While Sasamori and Van Kirk hold dramatically differing opinions about the bombings, they both appeared together in June when the film screened in New York at the Asia Society.

"Steve's movie is (a) very, very good education for everybody, not just to America and Japan, but all over the world," Sasamori said, noting that dropping A-bombs on humans is "not (an) answer to end the war faster."

From his point of view, Van Kirk, now 86, explained that "we were right" to use the bombs because 10,000 to 20,000 people were being killed every week during the war.

"Something had to stop the killing," he said, but added, "I hope nuclear weapons are never used again."

Although the debate has been going on for more than six decades, Sara Bernstein, HBO's director of documentary programming, said the film's purpose was to acknowledge what happened and present the survivors' tales.

"What the film does so brilliantly is it takes the two incidents and really shows the aftermath," she said. "As you watch the film, along with being an incredible tale of survivorship and what it means to really survive, I think it also is really very much a cautionary tale of what could come if we as a globalized culture are not careful."

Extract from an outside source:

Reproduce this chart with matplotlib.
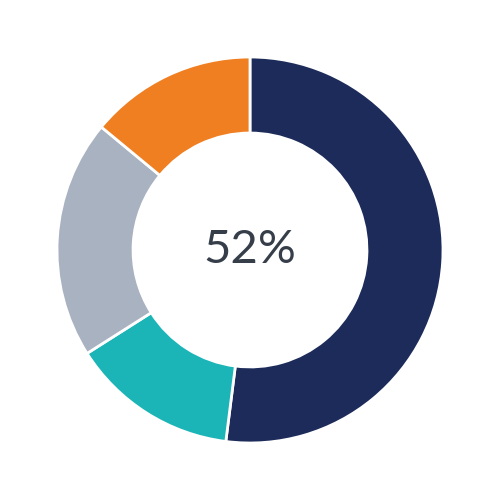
import matplotlib
matplotlib.use("Agg")
import matplotlib.pyplot as plt

# share of each segment, clockwise from the top
labels = ["Navy", "Teal", "Gray", "Orange"]
values = [52, 14, 20, 14]
colors = ["#1c2b5a", "#1bb5b8", "#a8b2c1", "#f07f22"]
center_text = "52%"

fig = plt.figure(figsize=(5, 5), dpi=100)
ax = fig.add_axes([0, 0, 1, 1])

ax.pie(values, colors=colors, startangle=90, counterclock=False, radius=1.0,
       wedgeprops={"width": 0.394, "edgecolor": "white", "linewidth": 2})

ax.text(0, 0, center_text, ha="center", va="center", fontsize=34,
        family=["Lato", "DejaVu Sans"], fontweight="normal", color="#363e4a")

lim = 250 / 193
ax.set_xlim(-lim, lim)
ax.set_ylim(-lim, lim)
ax.set_aspect("equal")
ax.axis("off")

fig.savefig("out.png", dpi=100, facecolor="white")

For other viewers, like Matthew Rogers, a 22-year-old who grew up in Hawaii but currently lives in New York City, he found the narratives "remarkable and moving."

As someone familiar with Japanese culture after living in Kyoto and having visited Hiroshima, he was still surprised by the degree to which the hibakusha remained burdened by their atomic bomb experiences, not just physically but mentally and emotionally as well.

"It was something profound and heavy that they carried with them every day," he said. "I was also struck by how alone they seemed." As the film pointed out, they face discrimination and rarely share their stories, so they tend to suffer in silence.

Rogers thought the film was also valuable as an educational tool — to better present the history of the bombings. In the United States, he said, it is often only briefly touched upon in school books and "laid out in stark terms."

"The powerful narratives of the survivors in this documentary highlighted the need to reflect upon these huge political/military decisions in human terms," he noted.

Okazaki was first inspired by the subject matter in 1980 when he encountered atomic bomb survivors in California and was puzzled by films produced at that time that failed to include their voices.

"I wanted to tell one of the great human stories of one of history's monumental tragedies," he said. After meeting more than 500 survivors and interviewing more than 100, he finally settled on the final 14, which also included a Korean woman, who attributed her six miscarriages and other ailments to the bomb.

"The personal memories of the survivors are amazing, shocking and inspiring. They put a human face on the incalculable destruction caused by nuclear war," he said.

The documentary premiered Aug. 6 and is to be shown 21 times on the HBO brand until the end of September.